Rus işgalindeki Polonya’yı 20 yaşında terk ederek yaşamının kalan 19 yılını sürgünde geçiren Chopin, ülkesindeki ayaklanmalara dolaylı da olsa müziğiyle destek vermiş bir vatanseverdi.
Söylemedikleriyle, hak etmediği yargılı ve yargısız infazlara maruz kalan, dünyanın herhangi bir ülkesine göçüp baş tacı edileceğine, hem hukuk savaşımını ülkesinde vermeyi hem de kendi ülkesine müziğiyle hizmet etmeyi seçmiş biri olan olan Fazıl Say, sonatın fırtınalı bir giriş ve lirik bir ikinci temadan oluşan ilk bölümünü ve ardından gelen virtüoz işi scherzo’sunu, kişisel isyanını da dillendirirmişçesine çaldı.
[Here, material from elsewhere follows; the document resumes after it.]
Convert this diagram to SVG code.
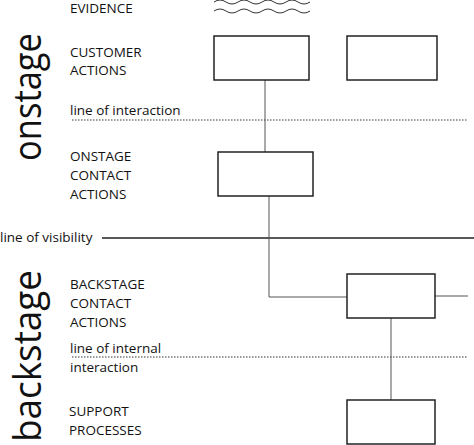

Sonatın belkemiğini oluşturan üçüncü bölüm, Marche Funèbre ise, kendi bestelerinde de konulu müziği yeğleyen Say’ın elinde, temposunu bir miktar yavaşlatarak bütün izleyicilerin katılmasına olanak sağladığı olağanüstü bir cenaze törenine dönüştü. Ağırbaşlı girişte, duygularımızı kontrol altına alarak, vakur bir şekilde konvoya katıldık, ‘lento interlude’lerde üzüntümüzü dizginlemeyi bırakıp arada bir gözyaşlarımızın süzülmesine izin verdik; ana temaya dönüldüğünde ise kendimizi toparlamaya çalıştık... Dinmek bilmeyen akorların oluşturduğu kasırga gibi finalde de Arthur Rubinstein’ın dördüncü bölüm için “mezar taşları arasında uluyan rüzgâr” dediğinde neyi kastettiğini bir kez daha hissettik.
Fazıl Say’ınki, pek çok yorumcudan defalarca dinlemiş olduğum bu başyapıtın bugüne kadar duyduğum en farklı, en kusursuz, en heyecan verici yorumu ve gerçek bir ‘büyük usta’nın doğru sesleri nasıl bulduğunun göstergesiydi.
Say, aradan sonra Chopin’in 21 noktürnünden altısını seslendirdi. Melankolik bir ruh halini yansıtan, gerilimlerin kontrpuanlarla oluştuğu, özgürce akan ritmleriyle sonat formundan, melodik yapısıyla opera aryalarından esinlenen bu noktürnleri yine farklı bir okumayla, bu kez duygu akışının iyice önünü açarak yorumlayan Fazıl Say, resitalini Chopin’in Op.57 Ninni’siyle sonlandırdı.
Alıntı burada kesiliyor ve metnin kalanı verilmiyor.